_Given data_
◇ ◇ ◇

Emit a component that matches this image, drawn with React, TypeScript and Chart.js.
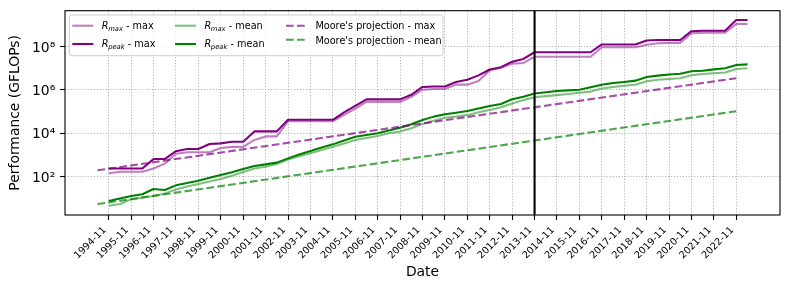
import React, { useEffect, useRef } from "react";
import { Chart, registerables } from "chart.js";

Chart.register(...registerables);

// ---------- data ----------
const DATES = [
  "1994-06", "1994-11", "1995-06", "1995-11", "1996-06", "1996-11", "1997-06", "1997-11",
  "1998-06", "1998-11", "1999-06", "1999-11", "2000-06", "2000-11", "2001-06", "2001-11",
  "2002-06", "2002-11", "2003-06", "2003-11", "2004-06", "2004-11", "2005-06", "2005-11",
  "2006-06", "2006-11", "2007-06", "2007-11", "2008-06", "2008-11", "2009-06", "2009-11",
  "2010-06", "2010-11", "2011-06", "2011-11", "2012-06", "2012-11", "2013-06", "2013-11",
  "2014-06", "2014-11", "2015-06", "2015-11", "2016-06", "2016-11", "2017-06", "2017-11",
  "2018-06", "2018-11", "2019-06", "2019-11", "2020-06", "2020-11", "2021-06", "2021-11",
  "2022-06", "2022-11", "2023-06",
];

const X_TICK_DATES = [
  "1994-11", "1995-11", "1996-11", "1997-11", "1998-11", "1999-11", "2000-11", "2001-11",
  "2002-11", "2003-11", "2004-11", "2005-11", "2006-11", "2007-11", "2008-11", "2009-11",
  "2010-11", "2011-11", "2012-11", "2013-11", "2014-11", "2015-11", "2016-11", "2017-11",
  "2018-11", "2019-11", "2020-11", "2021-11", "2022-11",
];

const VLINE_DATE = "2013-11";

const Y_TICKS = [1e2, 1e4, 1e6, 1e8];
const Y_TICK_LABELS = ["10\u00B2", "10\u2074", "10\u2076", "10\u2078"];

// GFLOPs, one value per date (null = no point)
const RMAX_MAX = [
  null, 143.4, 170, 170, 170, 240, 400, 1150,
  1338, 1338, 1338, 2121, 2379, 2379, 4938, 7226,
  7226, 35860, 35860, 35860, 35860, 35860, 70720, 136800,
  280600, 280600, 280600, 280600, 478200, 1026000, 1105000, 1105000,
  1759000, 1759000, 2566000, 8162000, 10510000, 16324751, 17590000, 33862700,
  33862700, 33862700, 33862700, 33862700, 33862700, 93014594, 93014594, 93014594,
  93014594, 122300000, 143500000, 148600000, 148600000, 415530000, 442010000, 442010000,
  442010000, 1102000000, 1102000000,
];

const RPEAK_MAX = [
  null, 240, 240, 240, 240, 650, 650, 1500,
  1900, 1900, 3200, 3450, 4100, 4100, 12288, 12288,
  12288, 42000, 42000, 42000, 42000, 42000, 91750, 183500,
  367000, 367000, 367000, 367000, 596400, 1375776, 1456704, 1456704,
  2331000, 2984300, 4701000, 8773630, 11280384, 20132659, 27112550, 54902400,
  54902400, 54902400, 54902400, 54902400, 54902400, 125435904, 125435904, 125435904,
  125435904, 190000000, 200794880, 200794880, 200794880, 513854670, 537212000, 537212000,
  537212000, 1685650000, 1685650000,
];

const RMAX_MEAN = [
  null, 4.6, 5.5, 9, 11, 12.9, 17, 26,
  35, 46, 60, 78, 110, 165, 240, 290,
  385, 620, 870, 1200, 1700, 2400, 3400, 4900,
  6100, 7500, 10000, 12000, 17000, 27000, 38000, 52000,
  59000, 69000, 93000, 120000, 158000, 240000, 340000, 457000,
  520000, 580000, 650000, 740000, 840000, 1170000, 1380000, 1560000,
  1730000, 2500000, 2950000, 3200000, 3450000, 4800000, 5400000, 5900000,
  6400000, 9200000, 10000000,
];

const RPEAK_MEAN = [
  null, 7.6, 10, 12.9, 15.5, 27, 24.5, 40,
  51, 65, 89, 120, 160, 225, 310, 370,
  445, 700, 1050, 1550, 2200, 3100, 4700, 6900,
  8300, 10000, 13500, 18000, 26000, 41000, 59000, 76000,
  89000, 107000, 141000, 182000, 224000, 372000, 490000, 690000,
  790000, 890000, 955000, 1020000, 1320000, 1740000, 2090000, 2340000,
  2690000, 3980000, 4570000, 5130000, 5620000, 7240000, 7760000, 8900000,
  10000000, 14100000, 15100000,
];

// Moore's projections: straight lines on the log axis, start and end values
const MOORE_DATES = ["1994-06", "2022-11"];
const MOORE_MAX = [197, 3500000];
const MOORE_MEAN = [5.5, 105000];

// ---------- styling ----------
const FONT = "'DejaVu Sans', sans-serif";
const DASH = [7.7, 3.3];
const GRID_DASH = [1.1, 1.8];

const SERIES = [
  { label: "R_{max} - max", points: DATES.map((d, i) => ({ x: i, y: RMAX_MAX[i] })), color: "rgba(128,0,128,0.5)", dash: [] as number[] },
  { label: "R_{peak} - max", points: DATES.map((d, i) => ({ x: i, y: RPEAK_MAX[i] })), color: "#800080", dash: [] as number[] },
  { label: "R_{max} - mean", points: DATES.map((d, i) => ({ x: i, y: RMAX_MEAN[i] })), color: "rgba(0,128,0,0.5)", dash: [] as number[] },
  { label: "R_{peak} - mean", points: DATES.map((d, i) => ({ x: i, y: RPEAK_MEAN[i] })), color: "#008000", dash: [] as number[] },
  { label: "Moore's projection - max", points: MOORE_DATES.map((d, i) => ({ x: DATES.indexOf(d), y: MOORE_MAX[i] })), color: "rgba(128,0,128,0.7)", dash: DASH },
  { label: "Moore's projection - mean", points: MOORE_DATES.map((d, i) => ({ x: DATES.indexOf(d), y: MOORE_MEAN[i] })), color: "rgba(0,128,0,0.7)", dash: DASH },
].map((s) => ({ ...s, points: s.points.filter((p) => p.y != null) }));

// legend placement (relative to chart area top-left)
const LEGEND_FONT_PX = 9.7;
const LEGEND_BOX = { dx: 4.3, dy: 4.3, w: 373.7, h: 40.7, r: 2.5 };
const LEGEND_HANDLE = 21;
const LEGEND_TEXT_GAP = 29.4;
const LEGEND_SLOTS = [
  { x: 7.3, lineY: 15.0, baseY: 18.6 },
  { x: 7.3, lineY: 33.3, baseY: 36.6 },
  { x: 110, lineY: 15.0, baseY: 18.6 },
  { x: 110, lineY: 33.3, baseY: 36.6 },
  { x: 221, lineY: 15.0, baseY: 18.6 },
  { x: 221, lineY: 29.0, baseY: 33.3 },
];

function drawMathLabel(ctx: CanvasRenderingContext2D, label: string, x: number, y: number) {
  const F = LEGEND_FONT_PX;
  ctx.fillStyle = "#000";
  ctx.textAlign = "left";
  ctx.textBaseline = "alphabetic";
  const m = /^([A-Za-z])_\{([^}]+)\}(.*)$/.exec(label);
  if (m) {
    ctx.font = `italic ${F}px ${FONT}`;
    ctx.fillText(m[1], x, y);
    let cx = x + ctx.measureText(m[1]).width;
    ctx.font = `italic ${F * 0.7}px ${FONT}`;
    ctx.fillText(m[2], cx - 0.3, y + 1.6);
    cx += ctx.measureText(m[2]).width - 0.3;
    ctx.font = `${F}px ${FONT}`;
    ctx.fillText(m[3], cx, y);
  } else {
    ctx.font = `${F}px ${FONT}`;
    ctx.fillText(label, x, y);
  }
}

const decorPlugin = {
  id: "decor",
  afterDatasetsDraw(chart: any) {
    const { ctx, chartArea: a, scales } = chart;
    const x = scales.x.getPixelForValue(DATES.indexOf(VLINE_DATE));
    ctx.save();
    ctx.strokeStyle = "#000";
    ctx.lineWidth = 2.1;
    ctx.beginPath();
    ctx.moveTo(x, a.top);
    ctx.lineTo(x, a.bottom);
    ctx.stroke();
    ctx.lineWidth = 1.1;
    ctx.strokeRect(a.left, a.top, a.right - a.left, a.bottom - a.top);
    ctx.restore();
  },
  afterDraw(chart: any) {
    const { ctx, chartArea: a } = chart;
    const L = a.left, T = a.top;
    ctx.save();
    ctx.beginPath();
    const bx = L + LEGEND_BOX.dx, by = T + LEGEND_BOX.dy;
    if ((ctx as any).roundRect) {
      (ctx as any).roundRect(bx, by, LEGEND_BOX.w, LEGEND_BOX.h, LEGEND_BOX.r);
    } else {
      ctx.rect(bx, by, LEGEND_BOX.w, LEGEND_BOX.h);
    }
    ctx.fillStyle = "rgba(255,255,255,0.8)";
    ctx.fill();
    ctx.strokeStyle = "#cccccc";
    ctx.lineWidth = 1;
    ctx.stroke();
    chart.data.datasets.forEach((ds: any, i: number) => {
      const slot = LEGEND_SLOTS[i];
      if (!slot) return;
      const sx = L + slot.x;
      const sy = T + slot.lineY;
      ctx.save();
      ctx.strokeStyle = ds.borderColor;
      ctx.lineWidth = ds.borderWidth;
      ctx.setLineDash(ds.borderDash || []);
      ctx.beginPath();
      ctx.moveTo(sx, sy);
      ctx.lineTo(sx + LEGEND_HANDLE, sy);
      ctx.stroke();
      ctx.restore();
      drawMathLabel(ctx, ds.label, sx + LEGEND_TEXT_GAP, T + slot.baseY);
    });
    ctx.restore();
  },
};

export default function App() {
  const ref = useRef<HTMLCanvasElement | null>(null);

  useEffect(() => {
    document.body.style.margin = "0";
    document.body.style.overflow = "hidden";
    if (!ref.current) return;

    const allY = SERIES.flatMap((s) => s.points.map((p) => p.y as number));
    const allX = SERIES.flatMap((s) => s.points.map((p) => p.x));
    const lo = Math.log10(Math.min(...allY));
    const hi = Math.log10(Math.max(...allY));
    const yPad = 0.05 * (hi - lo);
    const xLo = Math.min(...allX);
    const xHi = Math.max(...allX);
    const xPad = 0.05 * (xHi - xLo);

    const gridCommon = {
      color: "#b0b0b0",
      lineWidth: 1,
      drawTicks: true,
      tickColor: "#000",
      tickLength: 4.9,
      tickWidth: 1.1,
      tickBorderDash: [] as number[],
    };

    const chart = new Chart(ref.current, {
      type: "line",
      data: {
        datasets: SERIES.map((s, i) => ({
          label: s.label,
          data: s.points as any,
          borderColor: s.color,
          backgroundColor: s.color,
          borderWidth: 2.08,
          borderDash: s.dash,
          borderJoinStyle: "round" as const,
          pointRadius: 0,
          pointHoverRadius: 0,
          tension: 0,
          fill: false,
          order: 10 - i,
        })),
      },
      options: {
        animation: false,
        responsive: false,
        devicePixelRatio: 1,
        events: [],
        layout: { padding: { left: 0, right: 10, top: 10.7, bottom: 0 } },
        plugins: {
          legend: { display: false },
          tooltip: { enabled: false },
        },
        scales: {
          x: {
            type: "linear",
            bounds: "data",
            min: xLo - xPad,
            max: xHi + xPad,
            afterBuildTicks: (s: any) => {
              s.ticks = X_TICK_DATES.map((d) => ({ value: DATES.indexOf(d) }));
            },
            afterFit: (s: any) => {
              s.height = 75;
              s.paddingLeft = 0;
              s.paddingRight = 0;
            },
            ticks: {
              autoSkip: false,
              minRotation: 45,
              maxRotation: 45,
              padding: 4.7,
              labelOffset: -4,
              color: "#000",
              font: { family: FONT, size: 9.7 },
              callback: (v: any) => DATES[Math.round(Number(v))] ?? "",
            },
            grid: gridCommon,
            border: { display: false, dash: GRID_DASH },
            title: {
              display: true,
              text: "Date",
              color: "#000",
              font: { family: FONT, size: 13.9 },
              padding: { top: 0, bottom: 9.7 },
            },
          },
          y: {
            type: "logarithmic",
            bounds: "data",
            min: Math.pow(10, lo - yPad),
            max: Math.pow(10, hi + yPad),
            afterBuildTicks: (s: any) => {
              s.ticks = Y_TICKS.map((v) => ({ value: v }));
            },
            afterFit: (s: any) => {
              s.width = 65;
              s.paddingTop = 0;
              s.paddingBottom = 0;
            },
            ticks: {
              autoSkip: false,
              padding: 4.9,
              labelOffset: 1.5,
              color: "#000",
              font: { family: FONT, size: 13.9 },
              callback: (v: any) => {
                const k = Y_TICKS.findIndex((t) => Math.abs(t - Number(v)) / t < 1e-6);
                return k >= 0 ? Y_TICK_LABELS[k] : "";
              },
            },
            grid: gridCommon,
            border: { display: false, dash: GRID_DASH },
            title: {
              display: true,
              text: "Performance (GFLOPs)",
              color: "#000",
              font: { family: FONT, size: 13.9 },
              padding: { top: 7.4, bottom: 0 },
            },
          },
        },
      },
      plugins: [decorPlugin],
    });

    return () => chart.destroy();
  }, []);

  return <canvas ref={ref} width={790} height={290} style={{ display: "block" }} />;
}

◇ ◇ ◇

_Short exercise_
Skip the pictures and restate exactly the lines from the beginning of the listing to the line with "Chart.register(...registerables);", that line included.

_Answer to the exercise_
Emit a component that matches this image, drawn with React, TypeScript and Chart.js.
import React, { useEffect, useRef } from "react";
import { Chart, registerables } from "chart.js";

Chart.register(...registerables);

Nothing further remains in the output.